Crystal King’s new novel, is a renaissance romp, set in the world of the Vatican’s ‘secret chefs’.
The revelation that renaissance popes had ‘secret chefs’ is enough to conjure up the kind of fare that we have been fed through a diet of books and shows about the Borgias, and have gobbled up with glee. What kind of meals would he provide at a time when pontiffs poisoned their opponents and conducted no end of affairs behind closed doors? A novel about one of these closet cooks would have to be a best-seller, right?
However, the reality of the ‘secret chef’ is much more mundane. Secrets are by very definition private and the word segreto in Italian can mean either. A proper translation of cuoco segreto would be something like ‘privy chef’: the man employed at the Vatican to provide meals for the pope, his household, and prepare stunning banquets when needed to project papal power and authority as God’s chosen representative on earth.
Not only is Bartolomeo Scappi the most famous of these ‘secret chefs’ but he’s also, in the word of John Dickie in Delizia!, ‘undoubtedly the greatest cook of the Italian renaissance’. This accolade is mostly due to the Opera di Bartolomeo Scappi, a massive cookbook he published in 1570. The most fascinating part of the work is his description of the culinary arrangements for the 1549 conclave, which lasted over two months, and elected Pope Julius III. It’s a remarkable insight to the planning and administration of such an event, and how restricting food was used in the end to force cardinals towards a decision when the Holy Spirit was not forthcoming.
Crystal King takes the life of Bartolomeo Scappi as her starting point for her new novel The Chef’s Secret (published 12 February 2019 by Simon and Schuster). Twisting the plot as she does the title, she creates for him a secret life which, we discover through a set of secret diaries, mostly written in a secret code. It’s The Scappi Code, if you will.
The novel begins in 1577, just after the death of Bartolomeo. His apprentice and heir, Giovanni, takes possession of the volumes of Scappi’s diaries, which Bartolomeo left with an injunction to destroy them without reading them. Predictably, and luckily for us, Giovanni ignores his master’s instructions and risks the dire consequences promised for not burning the diaries. Through them we are taken through a story of intrigue, love, honour, and violence, knowledge of which could spell death and disaster for Giovanni at any moment. The result is a fast-paced renaissance romp through the cities of Venice and Rome. One which is is very difficult to put down.
The plotting of this book is excellent. Bartolomeo’s secret weaves itself through his life like a thread as red as a cardinal’s cassock. The reader is propelled through a labyrinth where it is difficult to see the whole picture until it is presented at the end. The characters start off as pantomime heroes and villains, but each of them has their own secret which, by and by, adds depth to their personalities.

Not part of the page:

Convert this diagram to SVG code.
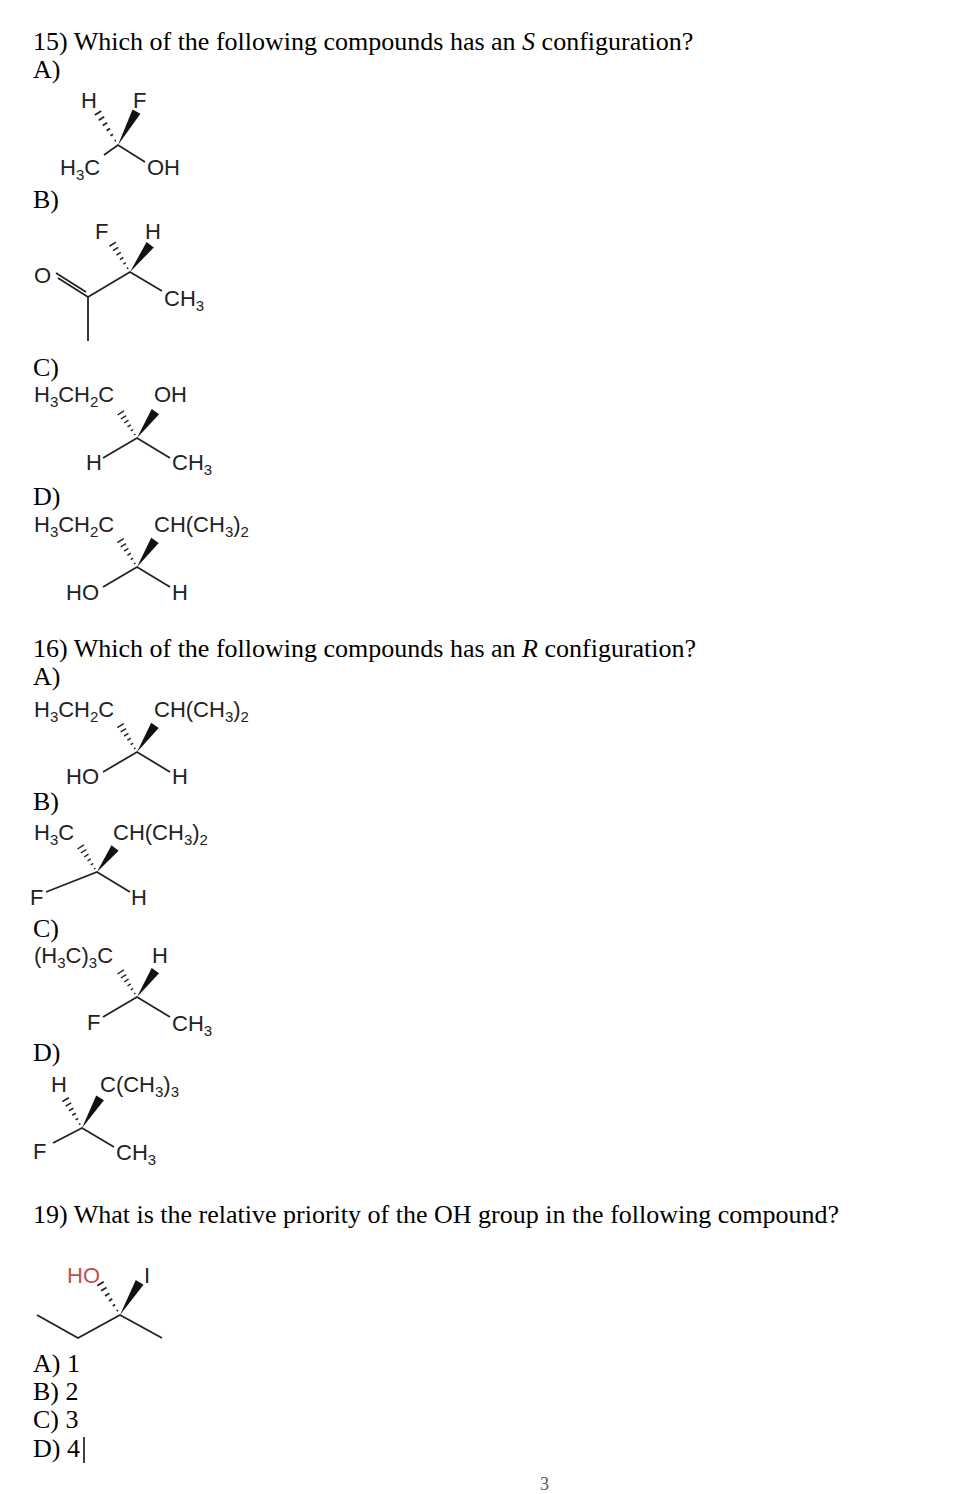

King has obviously done a lot of research for this novel and it shows. For me, it was let down a little by some errors, mostly to do with places in Venice, which led to a couple of glaring anachronisms. Maybe, these are things that only I would notice, but I did. Also, the dialogue, while mostly modern was peppered with a few phrases, which seemed lifted from Shakespeare, to give the book a renaissance air. These jar and are unnecessary. They have the opposite effect of helping the reader to suspend disbelief.
The major disappointment for me, however, was in the book’s treatment of the food. I was expecting to be immersed in the atmosphere of the renaissance Roman kitchen, full of fragrances, tastes, and noises. Instead, there are long lists of food prepared by the protagonists—lifted from the pages of the Opera di Bartolmeo Scappi—but the reader is left to imagine what they might have tasted like. The result is that food and cooking, which would have been central to the lives of the secret chefs, seems pushed to the side-lines. Rather than a novel about food, we have a novel which includes food. It seems a missed opportunity.
On the whole, however, The Chef’s Secret is highly enjoyable and a worthwhile investment of both the cover price and reading time. Aficionados of the historical novel will not be disappointed. So, prepare to be propelled through the streets of renaissance Venice and Rome in your quest to discover The Chef’s Secret.
The Chef’s Secret is published by Simon and Schuster and is available in hard cover, paperback, digital and audio editions from Amazon.
Disclosure: I was offered a free advance copy of the book from the publisher, in return for an honest review.